Municipal waste collectors — ragpickers, waste-to-wealth centres, or ULB (Urban Local Body) collection points — provide the broadest-reaching source of post-consumer plastic. Quality is the lowest of the four channels (mixed types, high contamination, high moisture from outdoor storage) but volume potential is high in any major city. Many pyrolysis operators start with this channel and gradually blend cleaner sources as they learn to manage quality.

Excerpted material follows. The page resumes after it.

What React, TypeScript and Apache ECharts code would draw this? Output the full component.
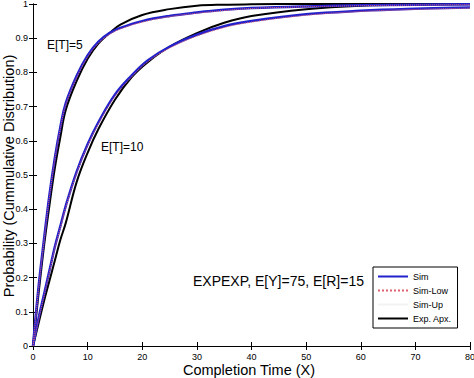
import React, { useEffect, useRef } from "react";
import * as echarts from "echarts";

const X5 = [0, 1, 2, 3, 4, 5, 6, 8, 10, 12, 14, 16, 20, 25, 30, 35, 40, 50, 60, 70, 80];
const SIM5 = [0, 0.17, 0.31, 0.44, 0.55, 0.64, 0.71, 0.79, 0.85, 0.89, 0.915, 0.93, 0.95, 0.965, 0.975, 0.983, 0.988, 0.993, 0.996, 0.998, 0.999];
const SIMLOW5 = [0, 0.165, 0.305, 0.435, 0.545, 0.635, 0.705, 0.785, 0.845, 0.886, 0.911, 0.927, 0.947, 0.963, 0.973, 0.981, 0.987, 0.992, 0.995, 0.997, 0.998];
const SIMUP5 = [0, 0.175, 0.315, 0.445, 0.555, 0.645, 0.715, 0.795, 0.855, 0.894, 0.919, 0.933, 0.953, 0.967, 0.977, 0.985, 0.989, 0.994, 0.997, 0.999, 1];
const EXP5 = [0, 0.15, 0.29, 0.41, 0.52, 0.61, 0.69, 0.775, 0.84, 0.885, 0.915, 0.94, 0.968, 0.985, 0.995, 0.998, 0.999, 1, 1, 1, 1];

const X10 = [0, 1, 2, 3, 4, 5, 6, 8, 10, 12, 15, 18, 21, 25, 30, 35, 40, 50, 60, 70, 80];
const SIM10 = [0, 0.08, 0.15, 0.22, 0.29, 0.35, 0.41, 0.51, 0.59, 0.655, 0.735, 0.79, 0.835, 0.875, 0.91, 0.935, 0.95, 0.97, 0.98, 0.986, 0.99];
const SIMLOW10 = [0, 0.075, 0.145, 0.215, 0.285, 0.345, 0.405, 0.505, 0.585, 0.65, 0.73, 0.786, 0.831, 0.871, 0.906, 0.931, 0.947, 0.967, 0.978, 0.984, 0.988];
const SIMUP10 = [0, 0.085, 0.155, 0.225, 0.295, 0.355, 0.415, 0.515, 0.595, 0.66, 0.74, 0.794, 0.839, 0.879, 0.914, 0.939, 0.953, 0.973, 0.982, 0.988, 0.992];
const EXP10 = [0, 0.065, 0.13, 0.19, 0.25, 0.31, 0.36, 0.48, 0.565, 0.635, 0.72, 0.785, 0.83, 0.875, 0.915, 0.945, 0.965, 0.985, 0.995, 0.998, 0.999];

const LEGEND = ["Sim", "Sim-Low", "Sim-Up", "Exp. Apx."];
const X_TITLE = "Completion Time (X)";
const Y_TITLE = "Probability (Cummulative Distribution)";

const pairs = (xs: number[], ys: number[]) => xs.map((x, i) => [x, ys[i]]);

export default function App() {
  const ref = useRef<HTMLDivElement>(null);
  useEffect(() => {
    if (!ref.current) return;
    const chart = echarts.init(ref.current, undefined, { renderer: "svg" });
    const font = "Arial, 'Liberation Sans', sans-serif";
    const line = (name: string, xs: number[], ys: number[], color: string, width: number, type: any = "solid", z = 2) => ({
      name,
      type: "line",
      data: pairs(xs, ys),
      symbol: "none",
      smooth: 0.4,
      z,
      lineStyle: { color, width, type },
      itemStyle: { color },
    });
    chart.setOption({
      animation: false,
      backgroundColor: "#fff",
      grid: { left: 33, top: 4, right: 4, bottom: 32, containLabel: false, outerBoundsMode: "none" },
      legend: {
        data: LEGEND,
        orient: "vertical",
        left: 373,
        top: 267,
        padding: [5, 6, 5, 4],
        itemGap: 5,
        itemWidth: 30,
        itemHeight: 9,
        borderColor: "#000",
        borderWidth: 1,
        borderRadius: 0,
        backgroundColor: "#fff",
        itemStyle: { opacity: 0 },
        textStyle: { fontSize: 9, fontFamily: font, color: "#000" },
      },
      xAxis: [
        {
          type: "value",
          min: 0,
          max: 80,
          interval: 10,
          axisLine: { lineStyle: { color: "#000", width: 1 } },
          axisTick: { inside: true, length: 4, lineStyle: { color: "#000" } },
          axisLabel: { fontSize: 9, fontFamily: font, color: "#000", margin: 6 },
          splitLine: { show: false },
        },
        {
          type: "value",
          position: "top",
          min: 0,
          max: 80,
          interval: 10,
          axisLine: { lineStyle: { color: "#000", width: 1 } },
          axisTick: { inside: true, length: 4, lineStyle: { color: "#000" } },
          axisLabel: { show: false },
          splitLine: { show: false },
        },
      ],
      yAxis: [
        {
          type: "value",
          min: 0,
          max: 1,
          interval: 0.1,
          axisLine: { show: true, lineStyle: { color: "#000", width: 1 } },
          axisTick: { show: true, inside: true, length: 4, lineStyle: { color: "#000" } },
          axisLabel: { fontSize: 9, fontFamily: font, color: "#000", margin: 5 },
          splitLine: { show: false },
        },
        {
          type: "value",
          position: "right",
          min: 0,
          max: 1,
          interval: 0.1,
          axisLine: { show: true, lineStyle: { color: "#000", width: 1 } },
          axisTick: { show: true, inside: true, length: 4, lineStyle: { color: "#000" } },
          axisLabel: { show: false },
          splitLine: { show: false },
        },
      ],
      series: [
        line("Sim-Up", X5, SIMUP5, "#f2f2f2", 1),
        line("Sim-Up", X10, SIMUP10, "#f2f2f2", 1),
        line("Exp. Apx.", X5, EXP5, "#000000", 2, "solid", 3),
        line("Exp. Apx.", X10, EXP10, "#000000", 2, "solid", 3),
        line("Sim", X5, SIM5, "#2020cc", 2.5, "solid", 4),
        line("Sim", X10, SIM10, "#2020cc", 2.5, "solid", 4),
        line("Sim-Low", X5, SIMLOW5, "#e06070", 1, "dotted", 5),
        line("Sim-Low", X10, SIMLOW10, "#e06070", 1, "dotted", 5),
      ],
      graphic: [
        { type: "text", left: 47, top: 39, style: { text: "E[T]=5", font: `12px ${font}`, fill: "#000" } },
        { type: "text", left: 101, top: 141, style: { text: "E[T]=10", font: `12px ${font}`, fill: "#000" } },
        { type: "text", left: 193, top: 274, style: { text: "EXPEXP, E[Y]=75, E[R]=15", font: `14px ${font}`, fill: "#000" } },
        {
          type: "text",
          x: 249,
          y: 370,
          style: { text: X_TITLE, font: `14.5px ${font}`, fill: "#000", align: "center", verticalAlign: "middle" },
        },
        {
          type: "text",
          x: 9,
          y: 176,
          rotation: Math.PI / 2,
          style: { text: Y_TITLE, font: `14.5px ${font}`, fill: "#000", align: "center", verticalAlign: "middle" },
        },
      ],
    });
    return () => chart.dispose();
  }, []);
  return <div ref={ref} style={{ position: "fixed", left: 0, top: 0, width: 474, height: 378 }} />;
}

Industrial plastic scrap dealers provide cleaner, more consistent feedstock from manufacturing rejects, off-cuts, and production waste from plastics processors, FMCG packaging facilities, and auto-parts manufacturers. Quality is significantly better (often single-type plastic), making it a preferred feedstock for maximising oil yield. Competition from mechanical recyclers for the same feedstock is intense.
EPR aggregators are organisations that collect plastic on behalf of brand owners fulfilling their Extended Producer Responsibility (EPR) obligations under the Plastic Waste Management Rules. They often have formal weighing, testing, and traceability systems. Pyrolysis plants with CPCB authorisation to handle Category IV plastics (multi-layer, thermoset, non-recyclable) can receive plastic waste through EPR channels that mechanical recyclers cannot process.

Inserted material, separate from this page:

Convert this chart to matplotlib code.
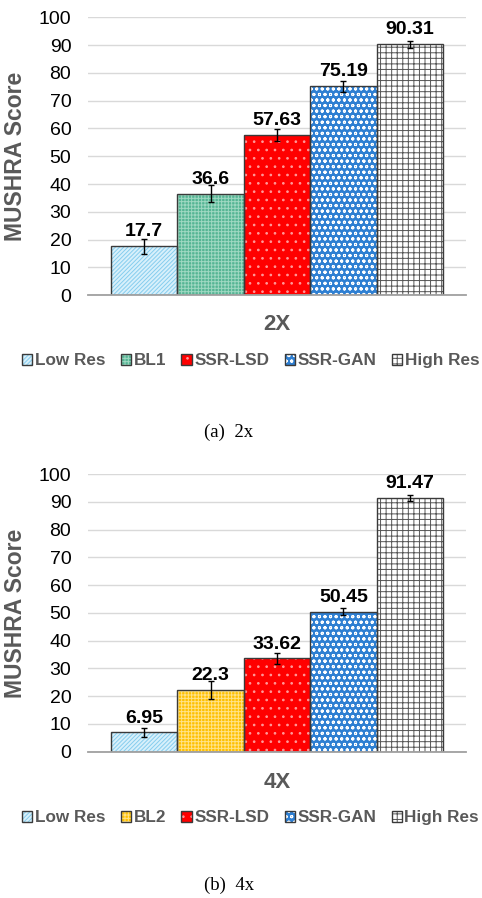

Direct long-term supply contracts with large plastic users (packaging converters, FMCG companies) provide the most reliable supply and sometimes pre-tested feedstock, but require higher capacity commitments and formal agreements. For a plant above 15–20 TPD, one or two direct contracts covering 30–50% of capacity significantly reduces supply variability.
Key insights
- No single sourcing channel provides enough volume and quality on its own — diversifying across at least two or three channels is the standard operating approach for plants above 5 TPD.
- EPR-channel plastic (Category IV multi-layer and non-recyclable) is available only to plants with CPCB authorisation under Plastic Waste Management Rules — a competitive advantage over mechanical recyclers.

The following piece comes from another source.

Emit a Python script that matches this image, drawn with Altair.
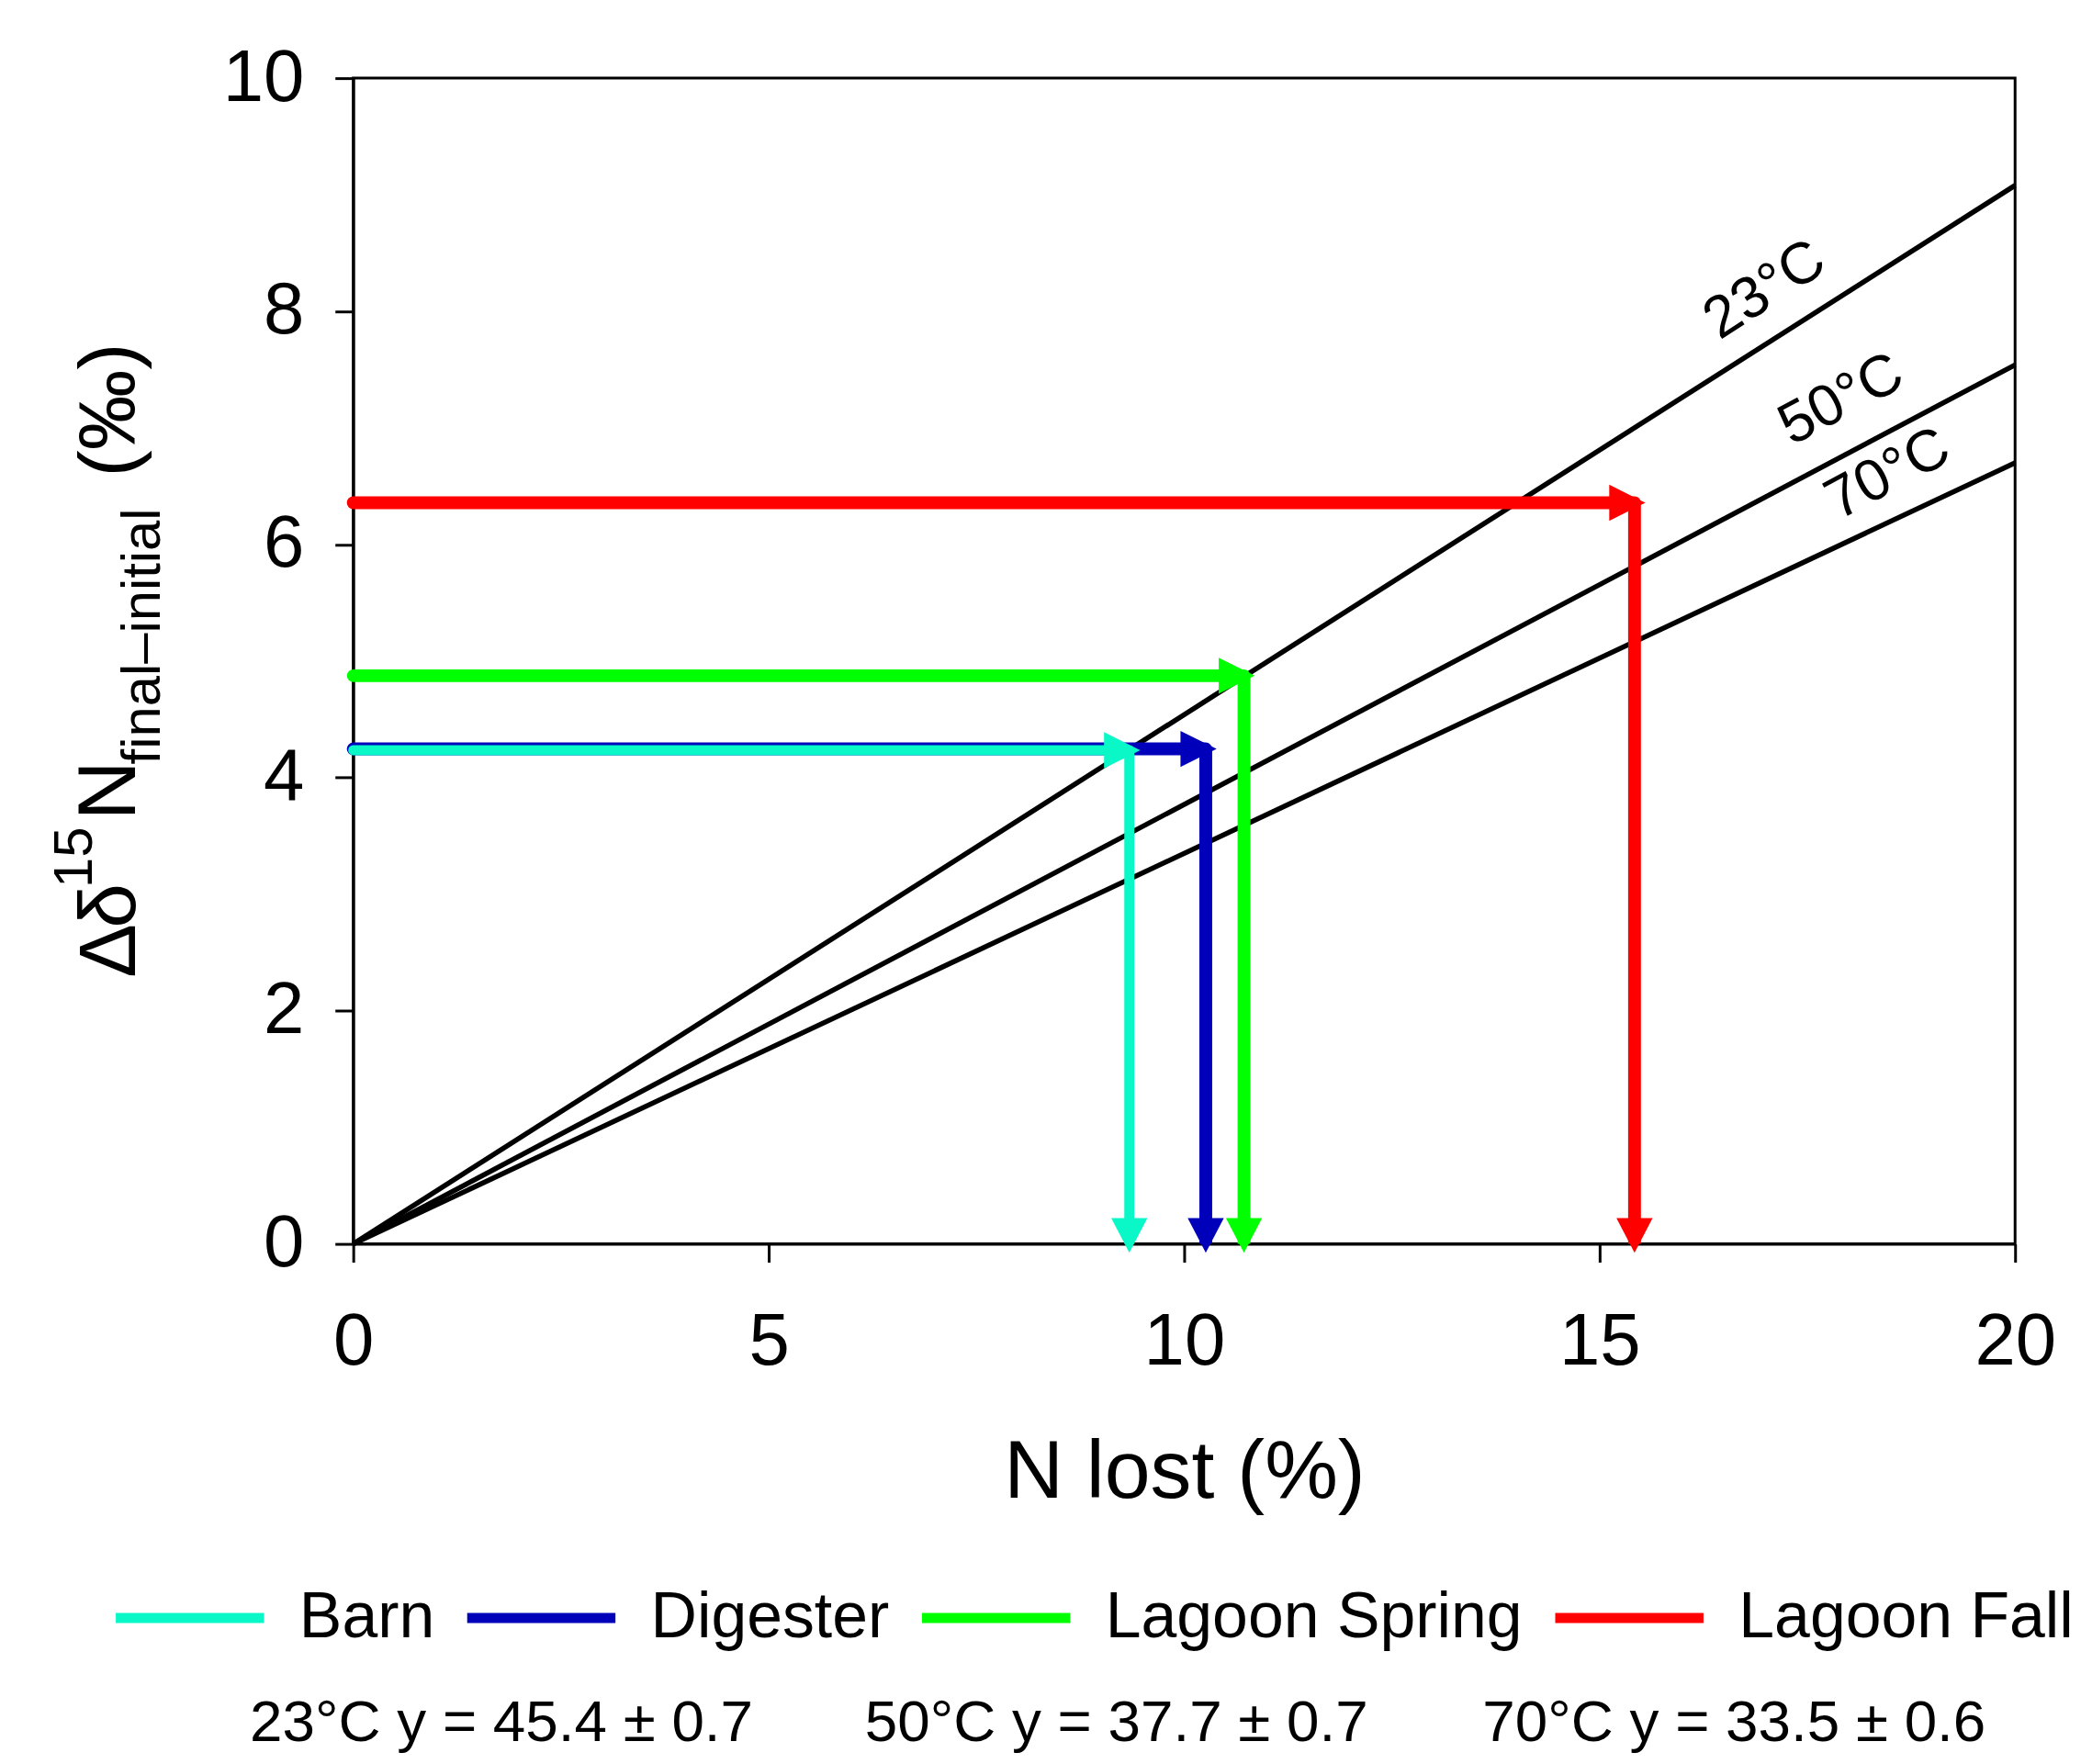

- Industrial scrap gives the highest oil yield per tonne but is competed for by mechanical recyclers who often pay more — pricing discipline matters here.
- Municipal waste feedstock has the lowest quality but the largest potential volume; quality management (pre-sort, wash, moisture control) is the investment needed to use it effectively.
- The aggregation yard functions as a buffer — having 7–15 days of feedstock inventory decouples plant operations from short-term supply disruptions.